I guess I like this material more than I thought. 
They seem to be growing.
Left to right
Old Sheaffer nib and section
Retro 51 nib
Schmidt M nib
Bic needle point
click pen with a Cross refill











Chris


----------



## 1080Wayne (Jun 9, 2010)

So, it clouds a bit with age , or is that just the photo ?


----------



## OKLAHOMAN (Jun 9, 2010)

:wink:My gawd the man makes kit pens also..... I also love the Sheaffer serpent blanks. As always your kitless pens are great, just didn't know if you knew how to make a kit pen, but you still had to mess with it and use a Cross refill:biggrin:.


----------



## apple320 (Jun 9, 2010)

OKLAHOMAN said:


> :wink:My gawd the man makes kit pens also..... I also love the Sheaffer serpent blanks.
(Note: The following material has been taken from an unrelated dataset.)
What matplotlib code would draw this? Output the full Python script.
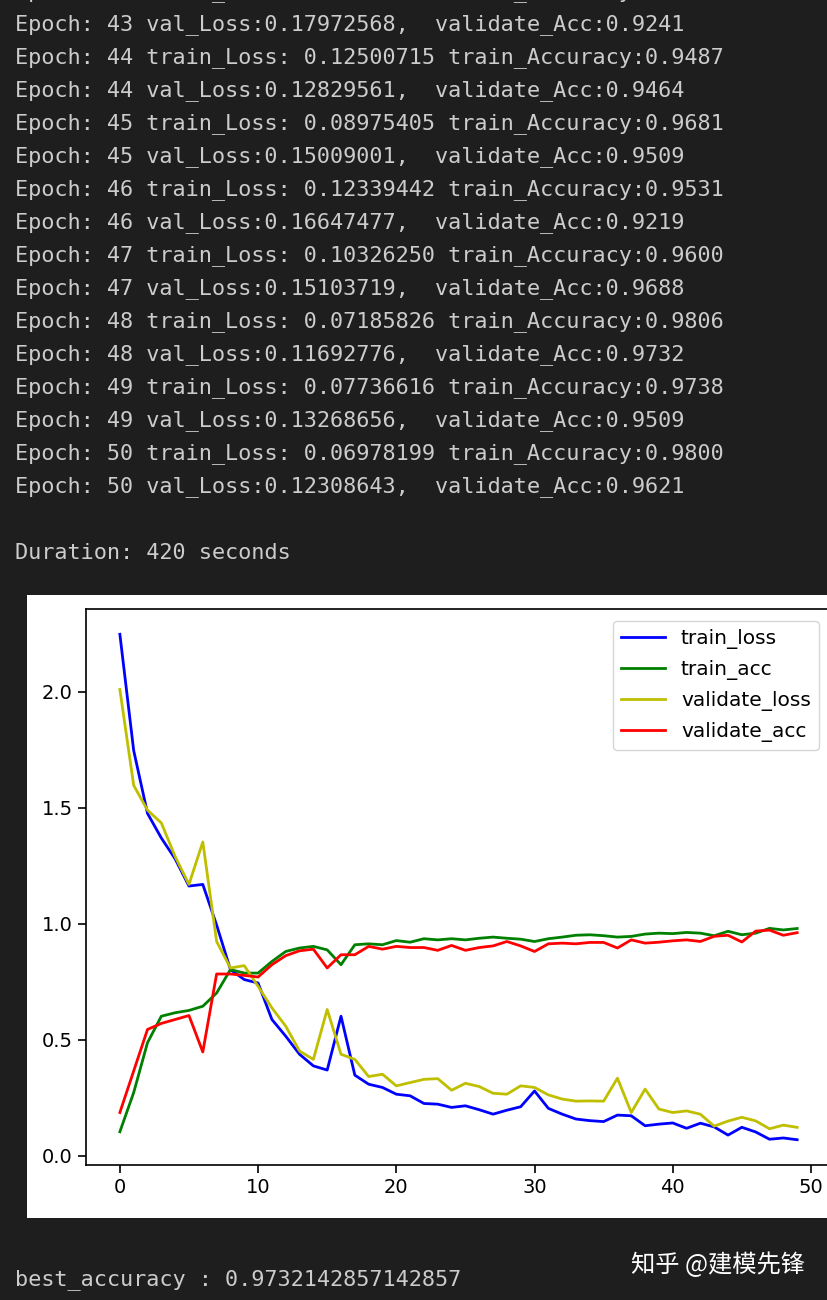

As always your kitless pens are great, just didn't know if you knew how to make a kit pen, but you still had to mess with it and use a Cross refill:biggrin:.


Thanks. Lol

And no brass tubes were used as well. All threaded together
Chris


----------



## bitshird (Jun 9, 2010)

Chris isn't the Cebloplast difficult to thread?? I still have several 14 inch sticks that I'm hoarding. I was going to try and make a kitless with some but was told it's nearly impossible to thread. those are beautiful, I really like the 51 retro.


----------



## apple320 (Jun 10, 2010)

bitshird said:


> Chris isn't the Cebloplast difficult to thread?? I still have several 14 inch sticks that I'm hoarding. I was going to try and make a kitless with some but was told it's nearly impossible to thread. those are beautiful, I really like the 51 retro.



Thanks

I had no problem, I just went real slow and lots of Pam seemed to do the trick.

Chris


----------



## apple320 (Jun 10, 2010)

1080Wayne said:


> So, it clouds a bit with age , or is that just the photo ?



My photo I think

Chris


----------



## elody21 (Jun 10, 2010)

Very beautiful pens! I love the material!


----------



## RAdams (Jun 15, 2010)

does the needle point write in silver?? That would be my WAG as to why the cap is silver??


----------